I was listening to a panel discussion at a conference, and realized that I was rating the ability and intelligence of the panelists based on their speaking ability.
Now if I do this, it’s likely that others do so as well. Which led me to ask myself, is speaking ability overrated?
As someone who considers himself an excellent speaker, and has the evidence to back it up, from being chosen to teach the subject at Stanford, to the many times I have been the top-rated speaker at a conference, I likely have a bias towards valuing speaking ability.
Yet at the same time, I can’t help but think that speaking ability is overrated. The ability to quickly compose and deliver appealing sound bits is certainly one form of intelligence, but is it as generalizable as we think?
Speaking ability doesn’t correlate perfectly with intelligence, work ethic, or other such positive characteristics. It doesn’t mean that the person’s opinions are correct.

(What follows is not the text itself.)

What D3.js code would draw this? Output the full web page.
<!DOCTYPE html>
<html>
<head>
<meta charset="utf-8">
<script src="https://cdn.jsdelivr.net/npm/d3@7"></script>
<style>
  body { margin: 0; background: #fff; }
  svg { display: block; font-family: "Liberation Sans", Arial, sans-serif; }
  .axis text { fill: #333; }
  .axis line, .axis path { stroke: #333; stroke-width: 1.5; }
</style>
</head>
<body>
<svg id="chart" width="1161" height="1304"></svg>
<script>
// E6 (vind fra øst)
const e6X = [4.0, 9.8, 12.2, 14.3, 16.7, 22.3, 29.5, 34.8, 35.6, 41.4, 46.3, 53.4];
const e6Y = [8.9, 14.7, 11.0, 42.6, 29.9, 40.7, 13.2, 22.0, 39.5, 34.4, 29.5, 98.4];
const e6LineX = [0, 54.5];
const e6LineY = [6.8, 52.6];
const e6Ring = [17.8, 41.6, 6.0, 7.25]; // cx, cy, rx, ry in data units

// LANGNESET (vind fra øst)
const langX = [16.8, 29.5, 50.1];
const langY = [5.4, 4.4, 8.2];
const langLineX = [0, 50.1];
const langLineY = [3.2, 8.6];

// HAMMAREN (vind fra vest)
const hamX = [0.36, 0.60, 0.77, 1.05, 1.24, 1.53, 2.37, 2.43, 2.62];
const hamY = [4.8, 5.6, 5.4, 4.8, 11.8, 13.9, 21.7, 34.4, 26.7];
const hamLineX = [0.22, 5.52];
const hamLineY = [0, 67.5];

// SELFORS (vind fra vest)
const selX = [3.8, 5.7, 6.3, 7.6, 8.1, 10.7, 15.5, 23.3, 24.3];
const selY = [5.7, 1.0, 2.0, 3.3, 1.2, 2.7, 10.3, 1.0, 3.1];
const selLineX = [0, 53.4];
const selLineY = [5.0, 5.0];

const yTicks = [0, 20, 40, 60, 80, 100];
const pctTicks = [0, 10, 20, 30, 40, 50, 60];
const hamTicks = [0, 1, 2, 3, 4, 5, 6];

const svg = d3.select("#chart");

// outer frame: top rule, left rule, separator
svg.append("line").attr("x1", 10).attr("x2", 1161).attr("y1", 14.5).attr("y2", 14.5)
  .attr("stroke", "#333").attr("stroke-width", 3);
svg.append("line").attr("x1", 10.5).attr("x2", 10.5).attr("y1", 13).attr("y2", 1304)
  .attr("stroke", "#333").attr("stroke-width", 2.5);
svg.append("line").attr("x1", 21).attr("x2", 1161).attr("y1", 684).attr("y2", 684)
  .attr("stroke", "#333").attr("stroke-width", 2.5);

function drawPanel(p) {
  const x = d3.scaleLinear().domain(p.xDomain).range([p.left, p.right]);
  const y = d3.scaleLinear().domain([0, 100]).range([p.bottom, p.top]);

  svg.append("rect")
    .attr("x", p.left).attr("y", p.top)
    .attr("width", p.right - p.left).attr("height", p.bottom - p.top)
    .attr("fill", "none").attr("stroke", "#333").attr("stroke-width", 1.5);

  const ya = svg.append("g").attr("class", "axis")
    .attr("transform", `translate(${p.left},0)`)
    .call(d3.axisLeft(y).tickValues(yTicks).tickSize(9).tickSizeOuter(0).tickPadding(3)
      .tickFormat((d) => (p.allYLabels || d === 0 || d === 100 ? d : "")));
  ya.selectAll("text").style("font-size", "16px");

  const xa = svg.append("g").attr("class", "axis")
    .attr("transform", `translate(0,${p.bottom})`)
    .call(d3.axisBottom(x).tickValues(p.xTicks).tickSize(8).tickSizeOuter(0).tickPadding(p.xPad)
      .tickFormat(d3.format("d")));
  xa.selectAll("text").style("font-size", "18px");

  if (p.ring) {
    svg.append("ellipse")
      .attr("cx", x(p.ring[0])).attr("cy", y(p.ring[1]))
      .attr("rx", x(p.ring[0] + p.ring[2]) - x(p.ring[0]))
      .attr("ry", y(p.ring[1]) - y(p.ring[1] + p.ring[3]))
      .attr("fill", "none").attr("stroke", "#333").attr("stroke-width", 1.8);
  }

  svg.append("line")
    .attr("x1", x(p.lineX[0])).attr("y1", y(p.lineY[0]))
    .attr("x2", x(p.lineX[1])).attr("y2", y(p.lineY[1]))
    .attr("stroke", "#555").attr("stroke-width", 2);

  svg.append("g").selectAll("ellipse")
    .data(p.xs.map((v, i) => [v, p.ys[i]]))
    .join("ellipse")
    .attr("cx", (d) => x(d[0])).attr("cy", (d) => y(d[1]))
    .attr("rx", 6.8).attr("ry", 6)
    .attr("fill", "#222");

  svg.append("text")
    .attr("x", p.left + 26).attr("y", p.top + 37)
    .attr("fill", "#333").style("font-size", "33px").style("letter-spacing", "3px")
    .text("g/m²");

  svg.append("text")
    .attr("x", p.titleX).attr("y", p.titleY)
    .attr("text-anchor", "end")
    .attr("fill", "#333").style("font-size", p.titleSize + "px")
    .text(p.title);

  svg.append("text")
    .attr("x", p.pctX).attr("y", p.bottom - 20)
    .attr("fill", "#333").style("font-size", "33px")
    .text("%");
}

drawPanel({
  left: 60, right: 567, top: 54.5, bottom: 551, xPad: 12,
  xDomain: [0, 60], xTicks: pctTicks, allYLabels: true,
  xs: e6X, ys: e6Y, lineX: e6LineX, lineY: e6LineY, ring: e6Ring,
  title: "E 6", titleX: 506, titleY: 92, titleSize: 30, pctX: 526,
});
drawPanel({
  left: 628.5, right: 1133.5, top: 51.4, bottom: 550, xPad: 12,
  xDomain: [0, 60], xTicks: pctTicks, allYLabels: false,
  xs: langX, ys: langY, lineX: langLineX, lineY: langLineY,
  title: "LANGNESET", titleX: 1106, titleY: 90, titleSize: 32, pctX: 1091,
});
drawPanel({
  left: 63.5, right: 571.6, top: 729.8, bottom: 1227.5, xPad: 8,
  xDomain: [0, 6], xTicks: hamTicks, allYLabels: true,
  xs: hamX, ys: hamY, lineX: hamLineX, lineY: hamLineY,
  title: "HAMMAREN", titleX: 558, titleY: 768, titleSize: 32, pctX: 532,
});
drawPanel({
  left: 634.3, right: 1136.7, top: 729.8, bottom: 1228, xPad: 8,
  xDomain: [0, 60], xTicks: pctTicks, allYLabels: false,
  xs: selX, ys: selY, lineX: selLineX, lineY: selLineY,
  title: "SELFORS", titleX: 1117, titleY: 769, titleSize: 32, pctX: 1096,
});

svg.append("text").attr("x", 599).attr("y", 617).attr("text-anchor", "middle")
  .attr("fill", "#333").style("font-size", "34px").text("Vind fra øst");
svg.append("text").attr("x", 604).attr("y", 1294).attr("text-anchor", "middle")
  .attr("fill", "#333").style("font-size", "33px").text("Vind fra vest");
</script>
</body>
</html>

I had coffee with some friends who told me how obsessed they were with “WeCrashed,” the mini-series starring Jared Leto (yes, of Morbius fame) and Anne Hathaway as Adam and Rebekah Neumann (of WeWork infamy). I haven’t seen the show, but they detailed how as you watch the show, Leto as Neumann is so charismatic that despite the fact that you know he destroyed more shareholder value than any other entrepreneur in history, you start liking and rooting for him.
That sort of charisma, which combines speaking ability and Leto’s absurd handsomeness is incredibly powerful. Yet as WeCrashed eventually reminds us, it can blind us to incompetence and corruption.

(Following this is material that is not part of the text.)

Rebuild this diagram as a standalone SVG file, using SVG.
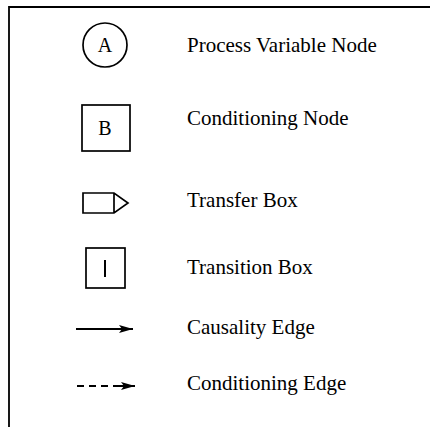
<svg xmlns="http://www.w3.org/2000/svg" width="430" height="427" viewBox="0 0 430 427">
<style>
.shape{fill:none;stroke:#000;stroke-width:1.7}
.label{font-family:"Liberation Serif","Times New Roman",serif;font-size:21px;fill:#000}
.sym{font-family:"Liberation Serif","Times New Roman",serif;fill:#000;text-anchor:middle;font-size:20px}
.edge{stroke:#000;stroke-width:2;fill:none}
</style>
<defs>
<marker id="arrow" markerUnits="userSpaceOnUse" markerWidth="16" markerHeight="10" refX="14" refY="4.5" orient="auto">
<path d="M0,0.5 L14,4.5 L0,8.5 L3,4.5 Z" fill="#000"/>
</marker>
</defs>
<g id="frame">
<path d="M9,427 L9,7 L430,7" fill="none" stroke="#000" stroke-width="1.8"/>
</g>
<g id="process-variable-node">
<circle class="shape" cx="105" cy="45" r="22"/>
<text class="sym" x="105" y="52">A</text>
<text class="label" x="187" y="52">Process Variable Node</text>
</g>
<g id="conditioning-node">
<rect class="shape" x="82" y="105" width="48" height="46"/>
<text class="sym" x="105" y="135">B</text>
<text class="label" x="187" y="125">Conditioning Node</text>
</g>
<g id="transfer-box">
<path class="shape" d="M83,193 L114,193 L128,203 L114,213 L83,213 Z M114,193 L114,213"/>
<text class="label" x="187" y="207">Transfer Box</text>
</g>
<g id="transition-box">
<rect class="shape" x="86" y="248" width="39" height="40"/>
<line x1="105" y1="260" x2="105" y2="277" stroke="#000" stroke-width="2"/>
<text class="label" x="187" y="274">Transition Box</text>
</g>
<g id="connectors">
<line class="edge" x1="76" y1="329" x2="133" y2="329" marker-end="url(#arrow)"/>
<text class="label" x="187" y="334">Causality Edge</text>
<line class="edge" x1="77" y1="386" x2="120" y2="386" stroke-dasharray="7,5"/>
<line class="edge" x1="118" y1="386" x2="135" y2="386" marker-end="url(#arrow)"/>
<text class="label" x="187" y="390">Conditioning Edge</text>
</g>
</svg>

I think that in the end, how we rate speaking ability depends on the context.
Speaking ability is incredibly powerful in the fields of communication and persuasion. Think of Martin Luther King, Jr., or a great teacher. This means that speaking ability is essential to catalyzing mass movements and mindset change.

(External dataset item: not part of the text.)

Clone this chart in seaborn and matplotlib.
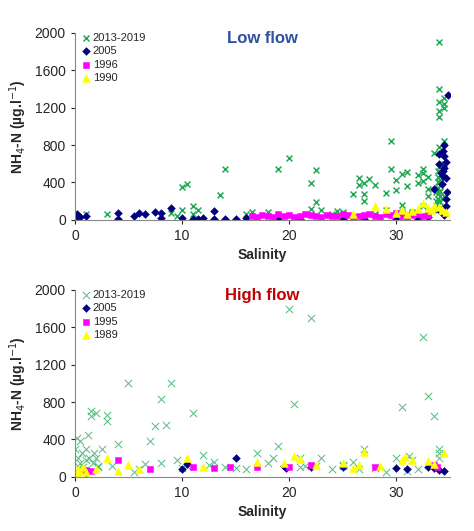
import matplotlib
matplotlib.use("Agg")
from matplotlib import pyplot as plt
import seaborn as sns

# ---- Low flow ----
low_2013_x = [1, 3, 9, 9.5, 10, 10.5, 10, 11, 11, 11.5, 13.5, 14, 16, 16.5, 18, 19, 20, 22, 22.5, 22, 22.5, 23,
              24.5, 26, 26.5, 26.5, 27, 27, 27, 27.5, 28, 29, 29.5, 29.5, 30, 30, 30.5, 30.5, 31, 31, 32, 32, 32.5,
              32.5, 32.5, 33, 33, 33, 33.5, 34, 34, 34, 34, 34, 34, 34, 34, 34, 34, 34, 34.5, 34.5, 34.5, 34.5, 34.5,
              34.5, 34.5, 30.5, 31, 31.5, 32.5, 33, 29, 28, 25, 24,
              33.9, 33.9, 33.9, 33.9, 33.9, 33.9, 33.9, 33.9, 34.1, 34.1, 34.1, 34.1, 34.1, 34.1, 33.7, 33.7]
low_2013_y = [60, 60, 70, 40, 350, 380, 100, 150, 60, 100, 270, 540, 60, 80, 80, 540, 660, 390, 190, 120, 530, 110,
              90, 280, 450, 370, 390, 280, 200, 440, 370, 290, 540, 840, 430, 320, 490, 160, 510, 360, 480, 390, 500,
              540, 420, 260, 330, 460, 720, 1160, 1260, 1400, 1900, 1100, 780, 560, 400, 300, 200, 120, 1240, 1300,
              1200, 840, 600, 450, 250, 80, 60, 80, 150, 90, 100, 60, 80, 60,
              100, 160, 220, 280, 340, 400, 460, 520, 130, 190, 250, 310, 370, 430, 300, 200]
low_2005_x = [0, 0.2, 0.5, 1, 4, 4, 5.5, 6, 6.5, 7.5, 8, 8, 9, 10, 11, 11.5, 12, 13, 13, 14, 15, 16, 19, 21, 25,
              27, 30, 32, 33, 33.5, 34, 34, 34.5, 34.5, 34.2, 34.4, 34.6, 34.8, 34.3, 34.5, 34.7, 34, 34.5,
              34.6, 34.6, 34.6, 34.4, 34.4]
low_2005_y = [20, 60, 30, 40, 70, 10, 40, 70, 60, 80, 20, 70, 130, 20, 10, 10, 20, 90, 10, 10, 10, 20, 10, 5, 10,
              10, 10, 5, 30, 330, 600, 700, 800, 680, 500, 470, 450, 1340, 380, 550, 300, 100, 50,
              150, 220, 620, 520, 740]
low_1996_x = [16.5, 17, 17.5, 18, 18.5, 19, 19.5, 20, 20.5, 21, 21.5, 22, 22.5, 23, 23.5, 24, 24.5, 25, 25.5, 26,
              26.5, 27, 27.5, 28, 28.5, 29, 29.5, 30, 30.5, 31, 31.5, 32, 32.5, 33]
low_1996_y = [40, 30, 50, 40, 30, 60, 40, 50, 30, 40, 60, 50, 40, 30, 50, 40, 40, 60, 50, 30, 40, 50, 60, 40, 30,
              60, 50, 70, 40, 30, 50, 60, 40, 50]
low_1990_x = [26, 28, 29, 30, 30.5, 31, 32, 32.5, 33, 33.5, 34, 34.3, 34.6, 31.5, 33.2]
low_1990_y = [60, 150, 120, 70, 100, 60, 120, 180, 130, 150, 140, 100, 80, 90, 110]

# ---- High flow ----
high_2013_x = [0, 0.2, 0.3, 0.5, 0.5, 0.7, 0.8, 1, 1, 1.2, 1.5, 1.5, 1.7, 2, 2, 2.2, 2.5, 3, 3, 3.5, 1.8, 2.2, 0.4,
               1.3, 5, 6, 7, 7.5, 8, 8.5, 9, 9.5, 10, 11, 12, 13, 14, 15, 16, 17, 18, 18.5, 19, 20, 20.5, 21, 21.5,
               22, 22.5, 23, 24, 25, 26, 26.5, 27, 28, 29, 30, 30.5, 31, 31.5, 32, 32.5, 33, 33.5, 34, 34, 34, 4,
               5.5, 6.5, 8, 10.5, 12.5, 21, 31.2, 25]
high_2013_y = [300, 420, 200, 150, 380, 250, 100, 300, 180, 450, 700, 650, 150, 680, 200, 100, 300, 660, 600, 120,
               250, 120, 100, 200, 1000, 80, 380, 540, 830, 560, 1000, 180, 90, 680, 230, 160, 100, 90, 80, 250, 150,
               200, 330, 1800, 780, 100, 120, 1700, 120, 200, 80, 120, 160, 80, 300, 90, 50, 200, 750, 60, 180, 80,
               1500, 860, 650, 200, 300, 250, 350, 50, 140, 150, 120, 130, 200, 220, 130]
high_2005_x = [0.5, 1, 10, 15, 19.5, 22, 25, 30, 31, 33, 33.5, 34, 34.5, 10.5, 19.7]
high_2005_y = [60, 40, 80, 200, 120, 110, 100, 90, 80, 100, 90, 70, 60, 140, 90]
high_1995_x = [1, 1.5, 4, 7, 11, 13, 14.5, 17, 20, 22, 28, 33.5, 33.8]
high_1995_y = [70, 60, 180, 80, 110, 90, 100, 100, 110, 130, 110, 130, 110]
high_1989_x = [0, 0.3, 0.5, 0.8, 1, 2, 3, 4, 5, 6, 10.5, 12, 17, 19.5, 20.5, 21, 22.5, 25, 26, 26.5, 27,
               28.5, 30.5, 30.8, 31.5, 33, 33.5, 0.2, 34.5]
high_1989_y = [30, 80, 60, 100, 50, 80, 200, 60, 130, 80, 200, 100, 160, 150, 220, 190, 130, 150, 90, 130, 270,
               120, 180, 210, 180, 170, 140, 40, 260]

sns.set_style("white")
plt.rcParams['font.family'] = ['Liberation Sans', 'DejaVu Sans']

fig = plt.figure(figsize=(4.74, 5.31), dpi=100)
ax1 = fig.add_axes([0.158, 0.586, 0.791, 0.352])
ax2 = fig.add_axes([0.158, 0.102, 0.791, 0.352])

green = "#22aa55"
blue = "#000080"
mag = "#ff00ff"
yel = "#ffff00"

sns.scatterplot(x=low_2013_x, y=low_2013_y, ax=ax1, marker="x", color=green, s=18, linewidth=1.1, label="2013-2019")
sns.scatterplot(x=low_2005_x, y=low_2005_y, ax=ax1, marker="D", color=blue, s=16, edgecolor=blue, label="2005")
sns.scatterplot(x=low_1996_x, y=low_1996_y, ax=ax1, marker="s", color=mag, s=22, edgecolor=mag, label="1996")
sns.scatterplot(x=low_1990_x, y=low_1990_y, ax=ax1, marker="^", color=yel, s=30, edgecolor=yel, label="1990")

sns.scatterplot(x=high_2013_x, y=high_2013_y, ax=ax2, marker="x", color="#55bb80", s=28, linewidth=0.7, label="2013-2019")
sns.scatterplot(x=high_2005_x, y=high_2005_y, ax=ax2, marker="D", color=blue, s=16, edgecolor=blue, label="2005")
sns.scatterplot(x=high_1995_x, y=high_1995_y, ax=ax2, marker="s", color=mag, s=22, edgecolor=mag, label="1995")
sns.scatterplot(x=high_1989_x, y=high_1989_y, ax=ax2, marker="^", color=yel, s=30, edgecolor=yel, label="1989")

for ax, title, tcol in [(ax1, "Low flow", "#2f4f9f"), (ax2, "High flow", "#c00000")]:
    ax.set_xlim(0, 35)
    ax.set_ylim(0, 2000)
    ax.set_xticks([0, 10, 20, 30])
    ax.set_yticks([0, 400, 800, 1200, 1600, 2000])
    ax.tick_params(labelsize=10, length=3, direction="out", left=True, bottom=True)
    for s in ["top", "right"]:
        ax.spines[s].set_visible(False)
    for s in ["left", "bottom"]:
        ax.spines[s].set_color("#888888")
    ax.set_xlabel("Salinity", fontsize=10, fontweight="bold")
    ax.set_ylabel("NH$_4$-N (µg.l$^{\\mathrm{-1}}$)", fontsize=10, fontweight="bold")
    ax.text(0.5, 0.97, title, transform=ax.transAxes, ha="center", va="center",
            fontsize=12, fontweight="bold", color=tcol)
    ax.legend(loc="upper left", frameon=False, fontsize=8, handletextpad=0.1,
              borderaxespad=0.1, labelspacing=0.3, handlelength=1, bbox_to_anchor=(0.0, 1.03))

fig.savefig("out.png", dpi=100)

Yet there is no moral valence to speaking ability; Adolf Hitler rose to power because of his remarkable speaking ability, which certainly catalyzed a mass movement and mindset change…much to the detriment of the world.
What this all suggests is that simply evaluating speaking ability on its own is not enough. To properly rate a person’s impact, positive or negative, requires us to further ask to what extent their goals require communications or persuasion, and to what extent we consider those goals good, neutral, or evil.